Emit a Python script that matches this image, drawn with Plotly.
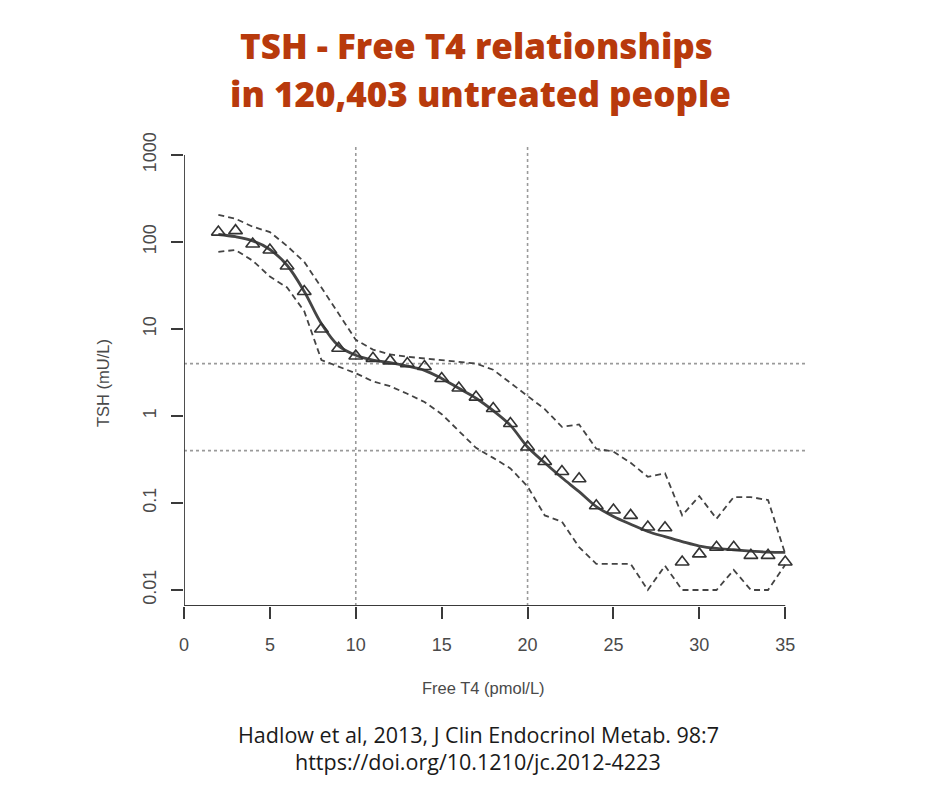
import numpy as np
import plotly.graph_objects as go

# ---------------- data ----------------
free_t4 = list(range(2, 36))
tsh_points = [130, 135, 95, 81, 53, 27, 10, 6.0, 4.9, 4.6, 4.3, 4.0, 3.7, 2.7, 2.1,
              1.65, 1.22, 0.82, 0.44, 0.30, 0.23, 0.19, 0.093, 0.083, 0.072, 0.053,
              0.052, 0.021, 0.026, 0.031, 0.031, 0.025, 0.025, 0.021]
tsh_fit = [122, 115, 103, 82, 54, 27, 11.5, 6.4, 5.0, 4.4, 4.1, 3.75, 3.35, 2.7, 2.08,
           1.6, 1.15, 0.78, 0.44, 0.29, 0.195, 0.135, 0.091, 0.07, 0.057, 0.047,
           0.041, 0.036, 0.032, 0.030, 0.029, 0.028, 0.0272, 0.027]
tsh_upper = [205, 185, 150, 130, 90, 59, 30, 15, 7.5, 5.8, 5.1, 4.8, 4.6, 4.4, 4.25,
             4.0, 3.4, 2.4, 1.7, 1.2, 0.75, 0.8, 0.42, 0.39, 0.29, 0.2, 0.22, 0.072,
             0.12, 0.066, 0.117, 0.117, 0.108, 0.026]
tsh_lower = [77, 81, 61, 40, 30, 16, 4.4, 3.7, 3.1, 2.5, 2.2, 1.8, 1.45, 1.05, 0.67,
             0.43, 0.33, 0.25, 0.155, 0.072, 0.061, 0.031, 0.02, 0.02, 0.02, 0.01,
             0.019, 0.01, 0.01, 0.01, 0.017, 0.01, 0.01, 0.0195]
ref_tsh = [4, 0.4]
ref_t4 = [10, 20]
x_ticks = [0, 5, 10, 15, 20, 25, 30, 35]
y_ticks = [0.01, 0.1, 1, 10, 100, 1000]
y_tick_text = ["0.01", "0.1", "1", "10", "100", "1000"]

X_RANGE = [0, 36.15]
Y_LOG_RANGE = [-2.184, 3.115]
y_bottom = 10 ** Y_LOG_RANGE[0]
y_top = 10 ** Y_LOG_RANGE[1]

ink = "#3a3a3a"
fig = go.Figure()

# reference dotted lines
for v in ref_tsh:
    fig.add_trace(go.Scatter(x=X_RANGE, y=[v, v], mode="lines",
                             line=dict(color="#9a9a9a", width=1.6, dash="dot"),
                             hoverinfo="skip", showlegend=False))
for v in ref_t4:
    fig.add_trace(go.Scatter(x=[v, v], y=[y_bottom, y_top], mode="lines",
                             line=dict(color="#9a9a9a", width=1.6, dash="dot"),
                             hoverinfo="skip", showlegend=False))

# bands
for band in (tsh_upper, tsh_lower):
    fig.add_trace(go.Scatter(x=free_t4, y=band, mode="lines",
                             line=dict(color="#444444", width=1.8, dash="6px,4px"),
                             showlegend=False))
# fitted curve
fig.add_trace(go.Scatter(x=free_t4, y=tsh_fit, mode="lines",
                         line=dict(color="#454545", width=2.8, shape="spline", smoothing=1.0),
                         showlegend=False))
# points
fig.add_trace(go.Scatter(x=free_t4, y=tsh_points, mode="markers",
                         marker=dict(symbol="triangle-up-open", size=12,
                                     color="#333333", line=dict(width=1.6, color="#333333")),
                         showlegend=False))

# axis lines (R style)
fig.add_trace(go.Scatter(x=[0, 0], y=[y_bottom, y_ticks[-1]], mode="lines",
                         line=dict(color=ink, width=1.8), hoverinfo="skip",
                         showlegend=False, cliponaxis=False))
fig.add_trace(go.Scatter(x=[x_ticks[0], x_ticks[-1]], y=[y_bottom, y_bottom], mode="lines",
                         line=dict(color=ink, width=1.8), hoverinfo="skip",
                         showlegend=False, cliponaxis=False))

tick_font = dict(family="Liberation Sans, Arial", size=18, color="#4a4a4a")
fig.update_xaxes(range=X_RANGE, tickvals=x_ticks, ticks="outside", ticklen=12,
                 tickwidth=1.6, tickcolor=ink, showgrid=False, zeroline=False,
                 showline=False, ticklabelstandoff=10, tickfont=tick_font)
fig.update_yaxes(type="log", range=Y_LOG_RANGE, tickvals=y_ticks, ticktext=y_tick_text,
                 ticks="outside", ticklen=12, tickwidth=1.6, tickcolor=ink,
                 showgrid=False, zeroline=False, showline=False, tickangle=-90,
                 ticklabelstandoff=8, tickfont=tick_font)

L, R, T, B = 184, 135, 145, 182
W, H = 940, 788
pw, ph = W - L - R, H - T - B


def px(x):
    return (x - L) / pw


def py(y):
    return (H - B - y) / ph


title_font = dict(family="Open Sans", size=35, color="#b83a0c", weight=800)
cap_font = dict(family="Open Sans", size=21.5, color="#1a1a1a")
ax_font = dict(family="Liberation Sans, Arial", size=16.5, color="#4a4a4a")
annots = [
    dict(text="TSH - Free T4 relationships", x=px(476), y=py(45), font=title_font),
    dict(text="in 120,403 untreated people", x=px(480), y=py(93), font=title_font),
    dict(text="Hadlow et al, 2013, J Clin Endocrinol Metab. 98:7", x=px(478), y=py(734), font=cap_font),
    dict(text="https://doi.org/10.1210/jc.2012-4223", x=px(478), y=py(761), font=cap_font),
    dict(text="Free T4 (pmol/L)", x=px(483), y=py(688), font=ax_font),
    dict(text="TSH (mU/L)", x=px(103), y=py(383), font=ax_font, textangle=-90),
]
for a in annots:
    fig.add_annotation(xref="paper", yref="paper", showarrow=False,
                       xanchor="center", yanchor="middle", **a)

fig.update_layout(width=W, height=H, margin=dict(l=L, r=R, t=T, b=B),
                  plot_bgcolor="white", paper_bgcolor="white", showlegend=False)

fig.write_html("out.html")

○ ○ ○ ○ ○ ○ ○

# EXERCISE DIRECTIONS
Pictures are excluded: retype only the lines from the beginning of the listing above through the line with "fig = go.Figure()", both included.

# EXERCISE RESPONSE
Emit a Python script that matches this image, drawn with Plotly.
import numpy as np
import plotly.graph_objects as go

# ---------------- data ----------------
free_t4 = list(range(2, 36))
tsh_points = [130, 135, 95, 81, 53, 27, 10, 6.0, 4.9, 4.6, 4.3, 4.0, 3.7, 2.7, 2.1,
              1.65, 1.22, 0.82, 0.44, 0.30, 0.23, 0.19, 0.093, 0.083, 0.072, 0.053,
              0.052, 0.021, 0.026, 0.031, 0.031, 0.025, 0.025, 0.021]
tsh_fit = [122, 115, 103, 82, 54, 27, 11.5, 6.4, 5.0, 4.4, 4.1, 3.75, 3.35, 2.7, 2.08,
           1.6, 1.15, 0.78, 0.44, 0.29, 0.195, 0.135, 0.091, 0.07, 0.057, 0.047,
           0.041, 0.036, 0.032, 0.030, 0.029, 0.028, 0.0272, 0.027]
tsh_upper = [205, 185, 150, 130, 90, 59, 30, 15, 7.5, 5.8, 5.1, 4.8, 4.6, 4.4, 4.25,
             4.0, 3.4, 2.4, 1.7, 1.2, 0.75, 0.8, 0.42, 0.39, 0.29, 0.2, 0.22, 0.072,
             0.12, 0.066, 0.117, 0.117, 0.108, 0.026]
tsh_lower = [77, 81, 61, 40, 30, 16, 4.4, 3.7, 3.1, 2.5, 2.2, 1.8, 1.45, 1.05, 0.67,
             0.43, 0.33, 0.25, 0.155, 0.072, 0.061, 0.031, 0.02, 0.02, 0.02, 0.01,
             0.019, 0.01, 0.01, 0.01, 0.017, 0.01, 0.01, 0.0195]
ref_tsh = [4, 0.4]
ref_t4 = [10, 20]
x_ticks = [0, 5, 10, 15, 20, 25, 30, 35]
y_ticks = [0.01, 0.1, 1, 10, 100, 1000]
y_tick_text = ["0.01", "0.1", "1", "10", "100", "1000"]

X_RANGE = [0, 36.15]
Y_LOG_RANGE = [-2.184, 3.115]
y_bottom = 10 ** Y_LOG_RANGE[0]
y_top = 10 ** Y_LOG_RANGE[1]

ink = "#3a3a3a"
fig = go.Figure()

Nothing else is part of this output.